Behavioural economics and me

Ten years ago media images showed queues of anxious depositors in British high streets as the crisis at Northern Rock, the first run on a British bank for around a century, became the clearest sign that all was not well in the financial system. A year later, the collapse of Lehman Brothers signalled the full blown emergence of the Global Financial Crisis. These momentous financial events coincided with my new job as an economics lecturer at Brighton Business School, University of Brighton. Economics 101, which I was teaching to first year undergraduates, was hard-pressed to explain the most momentous economic events in living memory. Which was why I turned to other schools of thought, including behavioural economics, launching what turned out to be a series of popular modules on the subject.

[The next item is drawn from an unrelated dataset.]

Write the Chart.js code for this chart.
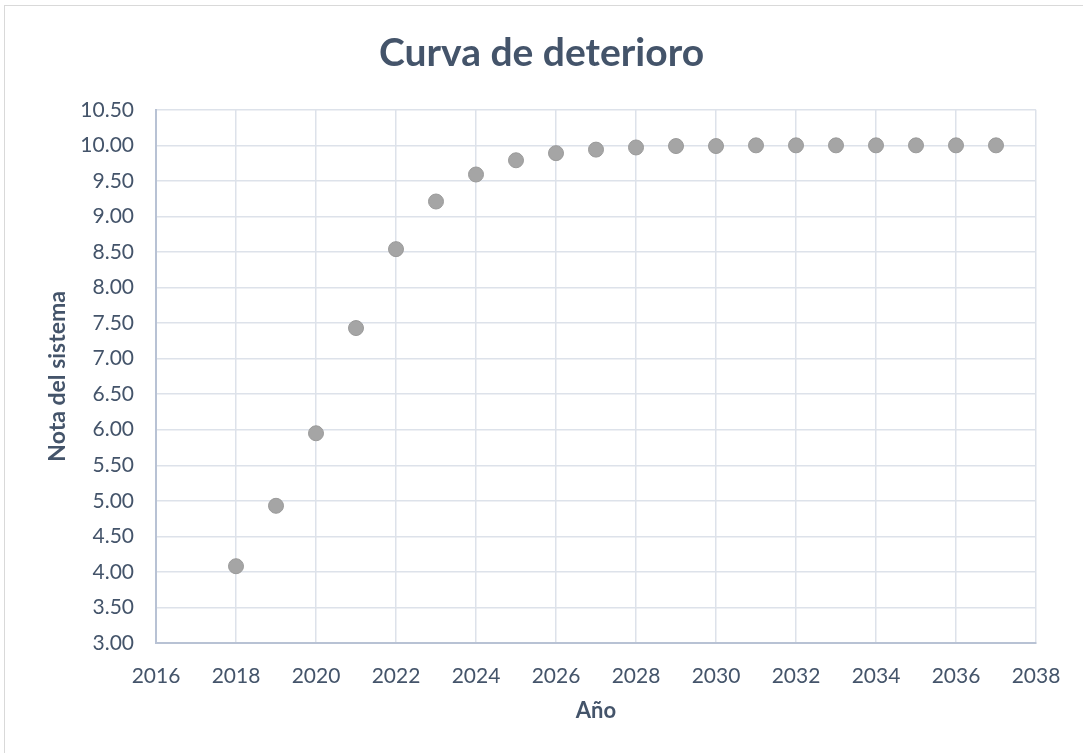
<!DOCTYPE html>
<html>
<head>
<meta charset="utf-8">
<script src="https://cdn.jsdelivr.net/npm/chart.js@4"></script>
<style>
    html, body { margin: 0; padding: 0; background: #fff; }
    #wrap { position: relative; width: 1083px; height: 753px; }
    #frame { position: absolute; left: 4px; top: 5px; right: -10px; bottom: -10px; border-top: 1px solid #d9d9d9; border-left: 1px solid #d9d9d9; }
    canvas { position: absolute; left: 0; top: 0; }
</style>
</head>
<body>
<div id="wrap">
    <div id="frame"></div>
    <canvas id="chart-deterioro" width="1083" height="753"></canvas>
</div>
<script>
// Curva de deterioro — nota del sistema por año

const years = [2018, 2019, 2020, 2021, 2022, 2023, 2024, 2025, 2026, 2027,
               2028, 2029, 2030, 2031, 2032, 2033, 2034, 2035, 2036, 2037];
const notas = [4.08, 4.93, 5.95, 7.43, 8.54, 9.21, 9.59, 9.79, 9.89, 9.94,
               9.97, 9.99, 9.99, 10.00, 10.00, 10.00, 10.00, 10.00, 10.00, 10.00];

const xMin = 2016, xMax = 2038, xStep = 2;
const yMin = 3, yMax = 10.5, yStep = 0.5;

const textColor = '#44546a';
const fontFam = 'Lato, "Open Sans", sans-serif';

const points = years.map((y, i) => ({ x: y, y: notas[i] }));

const ctx = document.getElementById('chart-deterioro').getContext('2d');
new Chart(ctx, {
    type: 'scatter',
    data: {
        datasets: [{
            label: 'Nota',
            data: points,
            backgroundColor: '#a5a5a5',
            borderColor: '#9a9a9a',
            borderWidth: 1,
            pointRadius: 7.5,
            pointHoverRadius: 7.5
        }]
    },
    options: {
        responsive: false,
        animation: false,
        layout: { padding: 0 },
        plugins: {
            legend: { display: false },
            tooltip: { enabled: false },
            title: {
                display: true,
                text: 'Curva de deterioro',
                color: textColor,
                font: { family: fontFam, size: 39, weight: 'bold' },
                padding: { top: 30, bottom: 33 }
            }
        },
        scales: {
            x: {
                type: 'linear',
                min: xMin,
                max: xMax,
                afterFit: s => { s.height = 110; },
                ticks: {
                    stepSize: xStep,
                    color: textColor,
                    font: { family: fontFam, size: 21 },
                    padding: 21,
                    callback: v => String(v)
                },
                grid: { color: '#dde2ea', lineWidth: 1.5, drawTicks: false },
                border: { color: '#b8c2d4', width: 2 },
                title: {
                    display: true,
                    text: 'Año',
                    color: textColor,
                    font: { family: fontFam, size: 22, weight: 'bold' },
                    padding: { top: 0, bottom: 29 }
                }
            },
            y: {
                min: yMin,
                max: yMax,
                afterFit: s => { s.width = 156; },
                ticks: {
                    stepSize: yStep,
                    color: textColor,
                    font: { family: fontFam, size: 21 },
                    padding: 22,
                    callback: v => v.toFixed(2)
                },
                grid: { color: '#dde2ea', lineWidth: 1.5, drawTicks: false },
                border: { color: '#b8c2d4', width: 2 },
                title: {
                    display: true,
                    text: 'Nota del sistema',
                    color: textColor,
                    font: { family: fontFam, size: 23, weight: 'bold' },
                    padding: { top: 44, bottom: 0 }
                }
            },
            // empty right margin so the title centres on the whole canvas
            yRight: {
                position: 'right',
                afterFit: s => { s.width = 47; },
                ticks: { display: false },
                grid: { display: false, drawTicks: false },
                border: { display: false }
            }
        }
    }
});
</script>
</body>
</html>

Rethinking economics and behavioural economics

Fast forward a few years, and I was invited by the folks at Rethinking Economics to contribute a chapter on Behavioural Economics to a forthcoming reader, aimed at providing an accessible introduction to different approaches to economics and highlight the diversity of economic thought.  The book, which has just been published, introduces new and diverse ideas into undergraduate economics and places the mainstream of economic thought side by side with more heterodox schools. 

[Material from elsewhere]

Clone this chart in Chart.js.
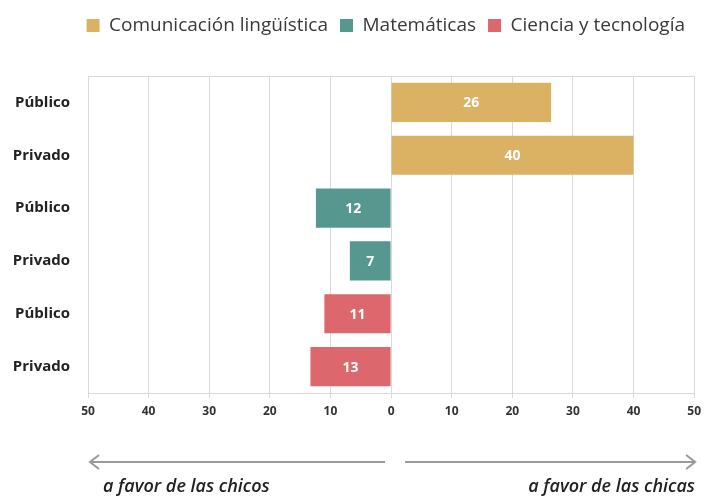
<!DOCTYPE html>
<html>
<head>
<meta charset="utf-8">
<script src="https://cdn.jsdelivr.net/npm/chart.js@4/dist/chart.umd.min.js"></script>
<style>
  html, body { margin: 0; padding: 0; background: #fff; }
  #wrap { width: 707px; height: 499px; }
</style>
</head>
<body>
<div id="wrap"><canvas id="grafica"></canvas></div>
<script>
const etiquetas = ["Público", "Privado", "Público", "Privado", "Público", "Privado"];
const nombresSeries = ["Comunicación lingüística", "Matemáticas", "Ciencia y tecnología"];
const comunicacion = [26.4, 40, null, null, null, null];
const matematicas = [null, null, -12.4, -6.8, null, null];
const ciencia = [null, null, null, null, -11, -13.3];
const colores = ["#dbb264", "#56978f", "#dc676c"];
const textoChicos = "a favor de las chicos";
const textoChicas = "a favor de las chicas";

const fuente = "'Open Sans', Lato, sans-serif";

// etiquetas blancas dentro de las barras
const etiquetasBarras = {
  id: 'etiquetasBarras',
  afterDatasetsDraw(chart) {
    const ctx = chart.ctx;
    ctx.save();
    ctx.fillStyle = '#fff';
    ctx.font = "bold 14px " + fuente;
    ctx.textAlign = 'center';
    ctx.textBaseline = 'middle';
    chart.data.datasets.forEach((ds, i) => {
      chart.getDatasetMeta(i).data.forEach((bar, j) => {
        const v = ds.data[j];
        if (v === null) return;
        ctx.fillText(Math.round(Math.abs(v)), (bar.x + bar.base) / 2, bar.y + 1);
      });
    });
    ctx.restore();
  }
};

// borde del area y flechas de abajo
const marcoYFlechas = {
  id: 'marcoYFlechas',
  beforeInit(chart) {
    const fitOrig = chart.legend.fit;
    chart.legend.fit = function () {
      fitOrig.call(this);
      this.height += 31;
    };
  },
  afterDraw(chart) {
    const ctx = chart.ctx;
    const a = chart.chartArea;
    const x = chart.scales.x;
    ctx.save();
    ctx.strokeStyle = '#d9d9d9';
    ctx.lineWidth = 1;
    ctx.beginPath();
    ctx.moveTo(a.left, a.top + 0.5);
    ctx.lineTo(a.right, a.top + 0.5);
    ctx.stroke();

    const y = 462;
    ctx.strokeStyle = '#9a9a9a';
    ctx.lineWidth = 2;
    const izq1 = x.getPixelForValue(-50) + 2, izq2 = x.getPixelForValue(0) - 6;
    const der1 = x.getPixelForValue(0) + 14, der2 = x.getPixelForValue(50) + 1;
    ctx.beginPath();
    ctx.moveTo(izq2, y); ctx.lineTo(izq1, y);
    ctx.moveTo(izq1 + 9, y - 7); ctx.lineTo(izq1, y); ctx.lineTo(izq1 + 9, y + 7);
    ctx.moveTo(der1, y); ctx.lineTo(der2, y);
    ctx.moveTo(der2 - 9, y - 7); ctx.lineTo(der2, y); ctx.lineTo(der2 - 9, y + 7);
    ctx.stroke();

    ctx.fillStyle = '#222';
    ctx.font = "italic 600 18px " + fuente;
    ctx.textBaseline = 'middle';
    ctx.textAlign = 'left';
    ctx.fillText(textoChicos, 103, 487);
    ctx.textAlign = 'right';
    ctx.fillText(textoChicas, 695, 487);
    ctx.restore();
  }
};

new Chart(document.querySelector("#grafica"), {
  type: 'bar',
  data: {
    labels: etiquetas,
    datasets: [
      { label: nombresSeries[0], data: comunicacion, backgroundColor: colores[0] },
      { label: nombresSeries[1], data: matematicas, backgroundColor: colores[1] },
      { label: nombresSeries[2], data: ciencia, backgroundColor: colores[2] }
    ]
  },
  options: {
    indexAxis: 'y',
    responsive: true,
    maintainAspectRatio: false,
    animation: false,
    layout: { padding: { top: 4, right: 10, bottom: 60, left: 0 } },
    datasets: { bar: { categoryPercentage: 1, barPercentage: 0.74 } },
    plugins: {
      legend: {
        position: 'top',
        align: 'end',
        labels: {
          boxWidth: 13,
          boxHeight: 13,
          padding: 12,
          color: '#3a3a3a',
          font: { family: fuente, size: 19 }
        }
      },
      tooltip: { enabled: false }
    },
    scales: {
      x: {
        stacked: true,
        min: -50,
        max: 50,
        ticks: {
          stepSize: 10,
          color: '#333',
          padding: 6,
          font: { family: fuente, size: 12, weight: 'bold' },
          callback: v => Math.abs(v)
        },
        grid: { color: '#d9d9d9', tickLength: 5, tickColor: '#d9d9d9' },
        border: { color: '#d9d9d9' },
        afterFit(s) { s.height = 46; }
      },
      y: {
        stacked: true,
        ticks: {
          color: '#222',
          padding: 18,
          font: { family: fuente, size: 15, weight: 'bold' }
        },
        grid: { display: false, drawTicks: false },
        border: { display: false },
        afterFit(s) { s.width = 88; }
      }
    }
  },
  plugins: [etiquetasBarras, marcoYFlechas]
});
</script>
</body>
</html>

According to the publishers, Rethinking Economics: An Introduction to Pluralist Economics is “a great entry-level economics textbook for lecturers looking to introduce students to a broader range of economic ideas, and is  accessible for people outside academia who are interested in economics and economic theory. Can’t say fairer than that.

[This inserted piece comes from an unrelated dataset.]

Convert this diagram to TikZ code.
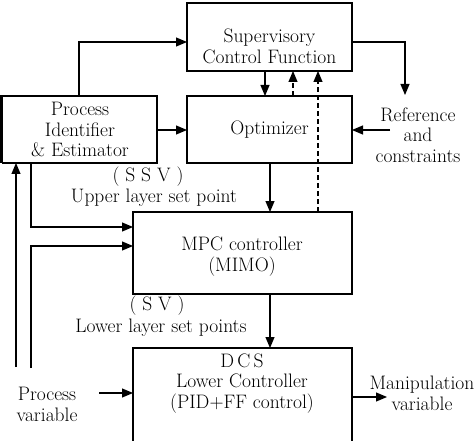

The Table of Contents from the Reader is a roll-call of alternative economics:

·       Post-Keynesian Economics
·       Marxist Economics
·       Austrian Economics
·       Institutional Economics,
·       Feminist Economics
·       Complexity Economics
·       Co-operative Economics
·       Ecological Economics
·       And my chapter on Behavioural Economics

According to Richard Thaler’s Nobel Prize citation, behavioural economics has become “a mainstream component of the economics profession.” It’s going to be interesting to see if the rest of the “economics profession” agrees!

Wednesday 17 February 2016

Can Behavioural Economics Make Us Happy?



Economics was memorably described as ‘the dismal science’ by the Scottish writer and philosopher Thomas Carlyle in the early 19th Century. So it’s fitting that, in the early 21st Century there could be lessons on how to be happy from behavioural economics and the behavioural sciences.

Happiness by Design was written by Professor of Behavioural Science at the London School of Economics Paul Dolan. The book is interesting for two main reasons: first, like other books on happiness, it covers a lot of useful research, including Dolan’s own contribution to the work on happiness – he was heavily involved with specifying the measures on happiness which are now included in the work of the Office for National Statistics


But Dolan focuses on the personal, showing how to implement findings from the research. The second half of the book includes practical tips to help us be happy. Not by thinking about it, and not by devoting ourselves to 24x7 hedonism (which would be pretty exhausting). Rather, by using insights and techniques from the behavioural sciences. And concentrating on finding the right balance between pleasure and purpose. At the risk of stating the obvious, the book recommends that we spend more time on the things that make us happy, and less time on the things that make us unhappy – happiness comes from what you do, and what you don’t do. Which might even mean chucking in your job if it’s causing unhappiness - although it might be easier to quit the old job than find a new one which will make you happier. Which  probably brings us back to traditional economics. As Thomas Carlyle might agree.